AIM OF THE TASK:
The lines from the top of the material through the line with "W, H = 552, 727" are to be set down exactly. Leave the pictures out.

DATASET EXTRACT:
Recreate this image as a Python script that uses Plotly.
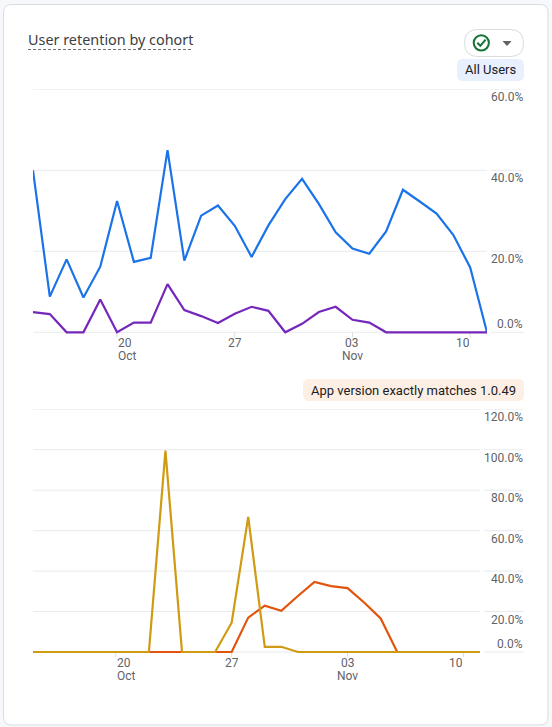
import plotly.graph_objects as go

W, H = 552, 727

dates = ["2024-10-15", "2024-10-16", "2024-10-17", "2024-10-18", "2024-10-19", "2024-10-20", "2024-10-21",
         "2024-10-22", "2024-10-23", "2024-10-24", "2024-10-25", "2024-10-26", "2024-10-27", "2024-10-28",
         "2024-10-29", "2024-10-30", "2024-10-31", "2024-11-01", "2024-11-02", "2024-11-03", "2024-11-04",
         "2024-11-05", "2024-11-06", "2024-11-07", "2024-11-08", "2024-11-09", "2024-11-10", "2024-11-11"]

all_users_a = [40.0, 8.8, 18.0, 8.6, 16.2, 32.4, 17.4, 18.4, 45.0, 17.7, 28.8, 31.3, 26.3, 18.6,
               26.4, 32.9, 37.9, 31.7, 24.7, 20.7, 19.4, 24.9, 35.2, 32.3, 29.3, 24.0, 16.0, 0.0]
all_users_b = [5.0, 4.5, 0.0, 0.0, 8.1, 0.0, 2.4, 2.4, 11.9, 5.5, 4.0, 2.3, 4.6, 6.3,
               5.3, 0.0, 2.1, 5.0, 6.3, 3.1, 2.4, 0.0, 0.0, 0.0, 0.0, 0.0, 0.0, 0.0]
version_a = [0.0, 0.0, 0.0, 0.0, 0.0, 0.0, 0.0, 0.0, 0.0, 0.0, 0.0, 0.0, 0.0, 17.0,
             22.9, 20.4, 27.7, 34.6, 32.6, 31.6, 24.5, 16.6, 0.0, 0.0, 0.0, 0.0, 0.0, 0.0]
version_b = [0.0, 0.0, 0.0, 0.0, 0.0, 0.0, 0.0, 0.0, 99.6, 0.0, 0.0, 0.0, 14.5, 66.8,
             2.5, 2.6, 0.0, 0.0, 0.0, 0.0, 0.0, 0.0, 0.0, 0.0, 0.0, 0.0, 0.0, 0.0]

top_ticks = [0, 20, 40, 60]
bottom_ticks = [0, 20, 40, 60, 80, 100, 120]
x_ticks = ["2024-10-20", "2024-10-27", "2024-11-03", "2024-11-10"]
x_day_labels = ["20", "27", "03", "10"]
x_month_labels = ["Oct", "", "Nov", ""]
x_tick_anchor = ["left", "center", "center", "right"]
x_tick_nudge = {"left": 0, "center": 0, "right": 1}

BLUE, PURPLE, RED, GOLD = "#1a73e8", "#7627bb", "#e2530c", "#d09a12"
GRID, TEXT, DARK = "#e8eaed", "#5f6368", "#3c4043"
FONT = "Roboto, sans-serif"


def px(x):
    return x / W


def py(y):
    return 1 - y / H


def pill(x0, y0, x1, y1, r, fill, line="rgba(0,0,0,0)", width=0):
    p = (f"M{px(x0 + r)},{py(y0)} L{px(x1 - r)},{py(y0)} Q{px(x1)},{py(y0)} {px(x1)},{py(y0 + r)} "
         f"L{px(x1)},{py(y1 - r)} Q{px(x1)},{py(y1)} {px(x1 - r)},{py(y1)} L{px(x0 + r)},{py(y1)} "
         f"Q{px(x0)},{py(y1)} {px(x0)},{py(y1 - r)} L{px(x0)},{py(y0 + r)} Q{px(x0)},{py(y0)} {px(x0 + r)},{py(y0)} Z")
    return dict(type="path", xref="paper", yref="paper", path=p, fillcolor=fill,
                line=dict(color=line, width=width), layer="below")


fig = go.Figure()
for y, c in [(all_users_a, BLUE), (all_users_b, PURPLE)]:
    fig.add_trace(go.Scatter(x=dates, y=y, mode="lines", line=dict(color=c, width=2.2, simplify=False),
                             cliponaxis=False, xaxis="x", yaxis="y", showlegend=False))
for y, c in [(version_a, RED), (version_b, GOLD)]:
    fig.add_trace(go.Scatter(x=dates, y=y, mode="lines", line=dict(color=c, width=2.2, simplify=False),
                             cliponaxis=False, xaxis="x2", yaxis="y2", showlegend=False))

xcommon = dict(type="date", tickmode="array", tickvals=x_ticks, showticklabels=False, showgrid=False,
               zeroline=False, showline=False, ticks="")
ycommon = dict(tickmode="array", showticklabels=False, showgrid=False,
               zeroline=False, showline=False, ticks="", side="right")

annotations = []
shapes = []

# gridlines with the small gap before the label column, y-axis labels right-aligned
for axis, ticks, grid_end in (("y", top_ticks, 487), ("y2", bottom_ticks, 480)):
    for t in ticks:
        for a, b in ((33, grid_end), (grid_end + 4, 523.5)):
            shapes.append(dict(type="line", xref="paper", yref=axis, x0=px(a), x1=px(b), y0=t, y1=t,
                               line=dict(color=GRID, width=1), layer="below"))
        annotations.append(dict(text=f"{t:.1f}%", xref="paper", yref=axis, x=px(525), y=t,
                                xanchor="right", yanchor="middle", showarrow=False,
                                yshift=8 if t == 0 else -8, font=dict(family=FONT, size=12, color=TEXT)))

# x-axis tick marks and labels
for axis, base, y_day, y_mon in (("x", 332.3, 343.3, 355.5), ("x2", 652, 663.2, 676.0)):
    for val, day, mon, anc in zip(x_ticks, x_day_labels, x_month_labels, x_tick_anchor):
        shapes.append(dict(type="line", xref=axis, yref="paper", x0=val, x1=val, y0=py(base), y1=py(base + 5),
                           line=dict(color="#dadce0", width=1), layer="below"))
        annotations.append(dict(text=day, xref=axis, yref="paper", x=val, y=py(y_day), height=12,
                                xanchor=anc, yanchor="middle", showarrow=False, xshift=x_tick_nudge[anc],
                                borderpad=0, font=dict(family=FONT, size=12, color=TEXT)))
        if mon:
            annotations.append(dict(text=mon, xref=axis, yref="paper", x=val, y=py(y_mon), height=12,
                                    xanchor=anc, yanchor="middle", showarrow=False, xshift=x_tick_nudge[anc],
                                    borderpad=0, font=dict(family=FONT, size=12, color=TEXT)))


def add_text(text, x, y, size, color, xanchor="center", family=FONT):
    annotations.append(dict(text=text, x=px(x), y=py(y), xref="paper", yref="paper", showarrow=False,
                            xanchor=xanchor, yanchor="middle",
                            font=dict(family=family, size=size, color=color)))


add_text("User retention by cohort", 26, 39.8, 14.4, DARK, "left", "'Noto Sans', sans-serif")
add_text("All Users", 490.5, 69.7, 13, "#202124")
add_text("App version exactly matches 1.0.49", 413.5, 390, 13, "#202124")

# check icon
cx, cy = 481.3, 42.8
icon_r = 7.6
check = f"M{px(cx - 4)},{py(cy)} L{px(cx - 1)},{py(cy + 3)} L{px(cx + 4.3)},{py(cy - 3.2)}"
tri = f"M{px(502.5)},{py(41)} L{px(511.5)},{py(41)} L{px(507)},{py(46)} Z"

shapes = [
    pill(3.5, 4.5, 548, 725, 8, "#ffffff", "#dadce0", 1),
    pill(464.5, 29.5, 523.5, 56.5, 13.5, "#ffffff", "#dadce0", 1),
    pill(457, 59, 524, 81, 6, "#e8f0fe"),
    pill(303, 379, 524, 401, 6, "#fdefe3"),
] + shapes + [
    dict(type="circle", xref="paper", yref="paper", x0=px(cx - icon_r), x1=px(cx + icon_r),
         y0=py(cy + icon_r), y1=py(cy - icon_r), line=dict(color="#137333", width=2), fillcolor="rgba(0,0,0,0)"),
    dict(type="path", xref="paper", yref="paper", path=check, line=dict(color="#137333", width=2)),
    dict(type="path", xref="paper", yref="paper", path=tri, fillcolor="#5f6368", line=dict(width=0)),
    dict(type="line", xref="paper", yref="paper", x0=px(28), x1=px(193), y0=py(49.5), y1=py(49.5),
         line=dict(color="#70757a", width=1, dash="3px,2px")),
]

# Axis ranges run a little below zero so the flat zero runs are not lost at the plot edge;
# the domains are extended by the same amount, so zero stays on its baseline.
top_px_per_unit = 243 / 60
bottom_px_per_unit = 242.7 / 120
below = 3

fig.update_layout(
    width=W, height=H, autosize=False,
    margin=dict(l=0, r=0, t=0, b=0),
    paper_bgcolor="#f6f8fb", plot_bgcolor="rgba(0,0,0,0)",
    showlegend=False,
    xaxis=dict(domain=[px(33), px(487)], range=["2024-10-15", "2024-11-11"], anchor="y", **xcommon),
    yaxis=dict(domain=[py(332.3 + below * top_px_per_unit), py(89.3)], range=[-below, 60],
               tickvals=top_ticks, anchor="x", **ycommon),
    xaxis2=dict(domain=[px(33), px(480)], range=["2024-10-15", "2024-11-11"], anchor="y2", **xcommon),
    yaxis2=dict(domain=[py(652 + below * bottom_px_per_unit), py(409.3)], range=[-below, 120],
                tickvals=bottom_ticks, anchor="x2", **ycommon),
    shapes=shapes,
    annotations=annotations,
)

fig.write_html("out.html", config=dict(displayModeBar=False),
               post_script="document.body.style.margin='0';document.body.style.overflow='hidden';")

THE RESPONSE:
Recreate this image as a Python script that uses Plotly.
import plotly.graph_objects as go

W, H = 552, 727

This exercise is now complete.